= Task directions =
Copy out each line below that has the word "with" in it.

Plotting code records
============================================================

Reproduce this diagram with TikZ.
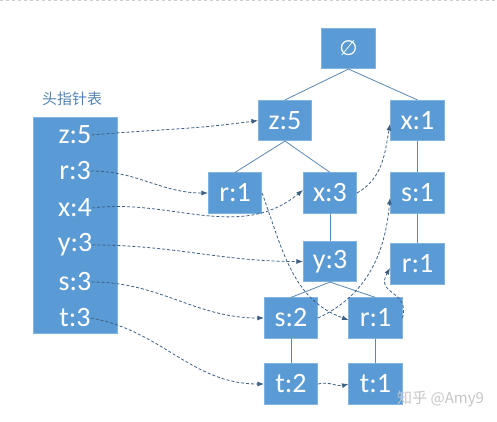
\documentclass[tikz,border=0pt]{standalone}
\usepackage{fontspec}
\setmainfont{Carlito}
\newfontfamily\cjk{Noto Sans CJK SC}
\newfontfamily\symfont{DejaVu Sans}
\usetikzlibrary{arrows.meta}
\definecolor{boxblue}{RGB}{91,155,213}
\definecolor{boxedge}{RGB}{130,180,225}
\definecolor{treeline}{RGB}{90,135,180}
\definecolor{linkcol}{RGB}{62,95,130}
\definecolor{titlecol}{RGB}{84,131,178}
\tikzset{
  fpbox/.style={fill=boxblue, draw=boxedge, line width=0.6pt, text=white,
    minimum width=53.5pt, minimum height=40.5pt, inner sep=0pt,
    font=\fontsize{28}{30}\selectfont},
  tabtext/.style={text=white, inner sep=0pt, font=\fontsize{28}{30}\selectfont},
  tree/.style={draw=treeline, line width=0.8pt},
  link/.style={draw=linkcol, line width=0.8pt, densely dashed,
    -{Latex[length=6.5pt,width=5pt]}},
}
\begin{document}
\begin{tikzpicture}[x=1pt,y=-1pt]
\useasboundingbox (0,0) rectangle (497,422);
\draw[gray!40, dashed, line width=0.4pt] (0,0.6) -- (497,0.6);
% header table
\node[fill=boxblue, draw=boxedge, line width=0.6pt, minimum width=84pt, minimum height=216pt, inner sep=0pt] (table) at (75,225) {};
\node[text=titlecol, font=\cjk\fontsize{15}{17}\selectfont, inner sep=0pt] (title) at (72,99) {头指针表};
\node[tabtext] (tz) at (75,135) {z:5};
\node[tabtext] (tr) at (75,171) {r:3};
\node[tabtext] (tx) at (75,208) {x:4};
\node[tabtext] (ty) at (75,245) {y:3};
\node[tabtext] (ts) at (75,282) {s:3};
\node[tabtext] (tt) at (75,318) {t:3};
% tree nodes
\node[fpbox, font=\symfont\fontsize{21}{23}\selectfont] (root) at (348.5,48.5) {∅};
\node[fpbox] (z5) at (285,120.5) {z:5};
\node[fpbox] (x1) at (417.5,120.5) {x:1};
\node[fpbox] (r1a) at (235,193) {r:1};
\node[fpbox] (x3) at (330,193) {x:3};
\node[fpbox] (s1) at (417.5,193) {s:1};
\node[fpbox] (y3) at (330,261.5) {y:3};
\node[fpbox] (r1r) at (417.5,264) {r:1};
\node[fpbox] (s2) at (291,318) {s:2};
\node[fpbox] (r1m) at (375.5,318) {r:1};
\node[fpbox] (t2) at (291,384) {t:2};
\node[fpbox] (t1) at (375.5,384) {t:1};
% tree edges
\draw[tree] (root.south) -- (z5.north);
\draw[tree] (root.south) -- (x1.north);
\draw[tree] (z5.south) -- (r1a.north);
\draw[tree] (z5.south) -- (x3.north);
\draw[tree] (x1.south) -- (s1.north);
\draw[tree] (s1.south) -- (r1r.north);
\draw[tree] (x3.south) -- (y3.north);
\draw[tree] (y3.south) -- (s2.north);
\draw[tree] (y3.south) -- (r1m.north);
\draw[tree] (s2.south) -- (t2.north);
\draw[tree] (r1m.south) -- (t1.north);
% node links
\coordinate (x1in) at (390,124);
\coordinate (s1in) at (390,198);
\coordinate (r1rin) at (390,268);
\draw[link] (tz.east) to[out=5, in=188] (z5.west);
\draw[link] (tr.east) to[out=0, in=180] (r1a.west);
\draw[link] (tx.east) .. controls (170,198) and (240,242) .. ([yshift=3pt]x3.west);
\draw[link] (ty.east) to[out=0, in=180] (y3.west);
\draw[link] (ts.east) to[out=0, in=180] (s2.west);
\draw[link] (tt.east) to[out=-10, in=180] (t2.west);
\draw[link] (x3.east) to[out=30, in=-100] (x1in);
\draw[link] (r1a.east) to[out=-70, in=160] ([yshift=-2pt]r1m.west);
\draw[link] (s2.east) to[out=25, in=-95] (s1in);
\draw[link] (r1m.east) .. controls (410,290) and (375,295) .. (r1rin);
\draw[link] (t2.east) to[out=15, in=195] (t1.west);
% watermark
\node[text=gray!45, font=\cjk\fontsize{15}{17}\selectfont, inner sep=0pt, anchor=west] (wm) at (397,399) {知乎 @Amy9};
\end{tikzpicture}
\end{document}
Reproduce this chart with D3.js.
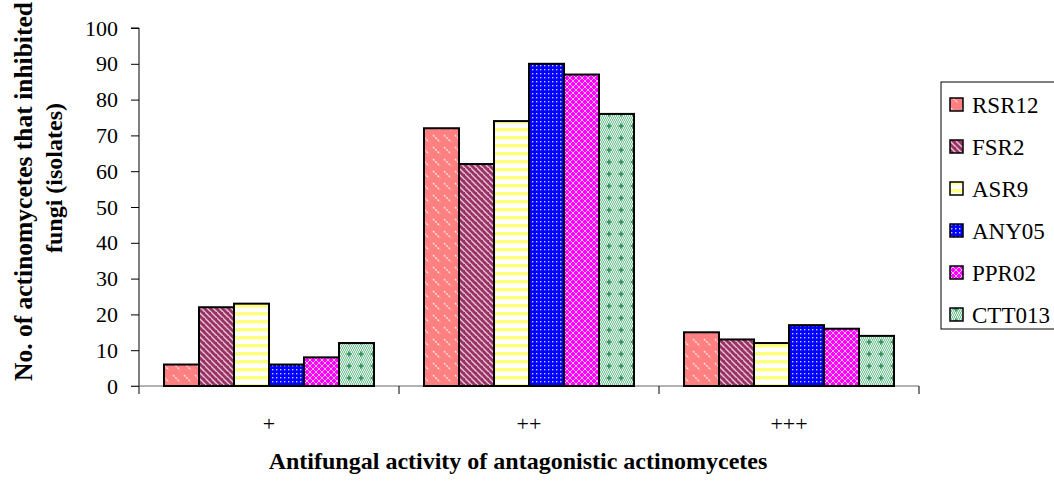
<!DOCTYPE html>
<html>
<head>
<meta charset="utf-8">
<script src="https://cdn.jsdelivr.net/npm/d3@7"></script>
<style>
  html, body { margin: 0; padding: 0; background: #fff; font-family: "Liberation Serif"; }
  svg { display: block; }
</style>
</head>
<body>
<div id="chart"></div>
<script>
// Activity classes on the x axis
const categories = ["+", "++", "+++"];
// Isolates
const seriesNames = ["RSR12", "FSR2", "ASR9", "ANY05", "PPR02", "CTT013"];
// Number of antagonistic actinomycetes per class, one array per isolate
const RSR12 = [6, 72, 15];
const FSR2 = [22, 62, 13];
const ASR9 = [23, 74, 12];
const ANY05 = [6, 90, 17];
const PPR02 = [8, 87, 16];
const CTT013 = [12, 76, 14];
const yTicks = [0, 10, 20, 30, 40, 50, 60, 70, 80, 90, 100];

const seriesValues = [RSR12, FSR2, ASR9, ANY05, PPR02, CTT013];

const W = 1054, H = 483;
const plot = { left: 139, right: 919, top: 28, bottom: 386 };
const SERIF = "Liberation Serif";

const svg = d3.select("#chart").append("svg")
  .attr("width", W).attr("height", H)
  .attr("font-family", SERIF);

const defs = svg.append("defs");

// Fill patterns for each isolate
function pat(id, w, h) {
  return defs.append("pattern").attr("id", id)
    .attr("patternUnits", "userSpaceOnUse").attr("width", w).attr("height", h);
}
// RSR12: salmon with short white diagonal dashes
{
  const p = pat("p0", 11, 12);
  p.append("rect").attr("width", 11).attr("height", 12).attr("fill", "#FF8080");
  p.append("line").attr("x1", 1).attr("y1", 3).attr("x2", 8).attr("y2", 10)
    .attr("stroke", "#FFE0E0").attr("stroke-width", 1.4).attr("stroke-dasharray", "2 1.2");
}
// FSR2: maroon with light downward diagonal stripes
{
  const p = pat("p1", 6, 6);
  p.append("rect").attr("width", 6).attr("height", 6).attr("fill", "#993366");
  p.append("path").attr("d", "M-1,-1 L7,7 M-4,2 L2,8 M4,-4 L10,2")
    .attr("stroke", "#E8C4D6").attr("stroke-width", 1.4);
}
// ASR9: pale yellow horizontal stripes
{
  const p = pat("p2", 8, 8);
  p.append("rect").attr("width", 8).attr("height", 8).attr("fill", "#FFFFFF");
  p.append("rect").attr("y", 0).attr("width", 8).attr("height", 3.5).attr("fill", "#FFFF80");
}
// ANY05: blue with white dot grid
{
  const p = pat("p3", 4, 4);
  p.append("rect").attr("width", 4).attr("height", 4).attr("fill", "#0000FF");
  p.append("rect").attr("x", 1).attr("y", 1).attr("width", 1.4).attr("height", 1.4).attr("fill", "#C8C8FF");
}
// PPR02: magenta with white lattice
{
  const p = pat("p4", 6, 6);
  p.append("rect").attr("width", 6).attr("height", 6).attr("fill", "#FF00FF");
  p.append("path").attr("d", "M0,3 L3,0 L6,3 L3,6 Z")
    .attr("fill", "none").attr("stroke", "#FFB0FF").attr("stroke-width", 1);
}
// CTT013: green check with darker green crosses
{
  const p = pat("p5", 12, 12);
  p.append("rect").attr("width", 12).attr("height", 12).attr("fill", "#7CC49A");
  for (let i = 0; i < 12; i += 2) {
    for (let j = 0; j < 12; j += 2) {
      p.append("rect").attr("x", i + (j % 4 === 0 ? 0 : 1)).attr("y", j).attr("width", 1).attr("height", 1).attr("fill", "#E0F2E8");
      p.append("rect").attr("x", i + (j % 4 === 0 ? 1 : 0)).attr("y", j + 1).attr("width", 1).attr("height", 1).attr("fill", "#E0F2E8");
    }
  }
  p.append("path").attr("d", "M6,3.5 V8.5 M3.5,6 H8.5")
    .attr("stroke", "#2E8B57").attr("stroke-width", 1.6);
}

const x0 = d3.scaleBand().domain(categories)
  .range([plot.left, plot.right]).paddingInner(0).paddingOuter(0);
const groupPad = 25;
const x1 = d3.scaleBand().domain(seriesNames)
  .range([groupPad, x0.bandwidth() - groupPad]).padding(0);
const y = d3.scaleLinear().domain([0, 100]).range([plot.bottom, plot.top]);

// Y axis
const yAxis = svg.append("g")
  .attr("transform", `translate(${plot.left},0)`)
  .call(d3.axisLeft(y).tickValues(yTicks).tickSize(8).tickPadding(13));
yAxis.attr("font-family", SERIF).attr("font-size", 22);
yAxis.select(".domain").attr("stroke", "#000").attr("d", `M-8,${plot.top}H0V${plot.bottom}`);
yAxis.selectAll(".tick line").attr("stroke", "#000");
yAxis.selectAll(".tick text")
  .attr("font-family", SERIF).style("font-family", SERIF)
  .attr("font-size", 22).attr("fill", "#000");

// X axis
const xAxis = svg.append("g")
  .attr("transform", `translate(0,${plot.bottom})`);
xAxis.append("line").attr("x1", plot.left - 8).attr("x2", plot.right)
  .attr("stroke", "#666").attr("stroke-width", 1.2);
const seps = [plot.left].concat(categories.map(c => x0(c) + x0.bandwidth()));
xAxis.selectAll("line.sep").data(seps).join("line").attr("class", "sep")
  .attr("x1", d => d).attr("x2", d => d).attr("y1", 0).attr("y2", 8)
  .attr("stroke", "#000");
xAxis.selectAll("text.cat").data(categories).join("text").attr("class", "cat")
  .attr("x", d => x0(d) + x0.bandwidth() / 2).attr("y", 45)
  .attr("text-anchor", "middle")
  .attr("font-family", SERIF).style("font-family", SERIF)
  .attr("font-size", 22).text(d => d);

// Bars
const groups = svg.append("g").selectAll("g")
  .data(categories).join("g")
  .attr("transform", d => `translate(${x0(d)},0)`);
groups.selectAll("rect")
  .data((c, ci) => seriesNames.map((s, si) => ({ s, si, v: seriesValues[si][ci] })))
  .join("rect")
  .attr("x", d => x1(d.s))
  .attr("y", d => y(d.v))
  .attr("width", x1.bandwidth())
  .attr("height", d => y(0) - y(d.v))
  .attr("fill", d => `url(#p${d.si})`)
  .attr("stroke", "#000").attr("stroke-width", 2);

// Legend
const lg = svg.append("g");
lg.append("rect").attr("x", 941).attr("y", 82).attr("width", 130).attr("height", 247)
  .attr("fill", "#fff").attr("stroke", "#000").attr("stroke-width", 1);
const items = lg.selectAll("g.item").data(seriesNames).join("g").attr("class", "item")
  .attr("transform", (d, i) => `translate(950,${105 + i * 42})`);
items.append("rect").attr("x", 0).attr("y", -7).attr("width", 13).attr("height", 13)
  .attr("fill", (d, i) => `url(#p${i})`).attr("stroke", "#000").attr("stroke-width", 1.5);
items.append("text").attr("x", 22).attr("y", 8)
  .attr("font-family", SERIF).style("font-family", SERIF)
  .attr("font-size", 23).text(d => d);

// Axis titles
svg.append("text")
  .attr("x", 518).attr("y", 469).attr("text-anchor", "middle")
  .attr("font-family", SERIF).style("font-family", SERIF)
  .attr("font-size", 24).attr("font-weight", "bold")
  .text("Antifungal activity of antagonistic actinomycetes");

const yt1 = svg.append("text")
  .attr("transform", "translate(32,381) rotate(-90)")
  .attr("text-anchor", "start")
  .attr("font-family", SERIF).style("font-family", SERIF)
  .attr("font-size", 25.5).attr("font-weight", "bold")
  .text("No. of actinomycetes that inhibited");
const yt2 = svg.append("text")
  .attr("transform", "translate(62,178) rotate(-90)")
  .attr("text-anchor", "middle")
  .attr("font-family", SERIF).style("font-family", SERIF)
  .attr("font-size", 24).attr("font-weight", "bold")
  .text("fungi (isolates)");
</script>
</body>
</html>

============================================================

= Completed task =
Reproduce this diagram with TikZ.
Reproduce this chart with D3.js.
// RSR12: salmon with short white diagonal dashes
// FSR2: maroon with light downward diagonal stripes
// ANY05: blue with white dot grid
// PPR02: magenta with white lattice
// CTT013: green check with darker green crosses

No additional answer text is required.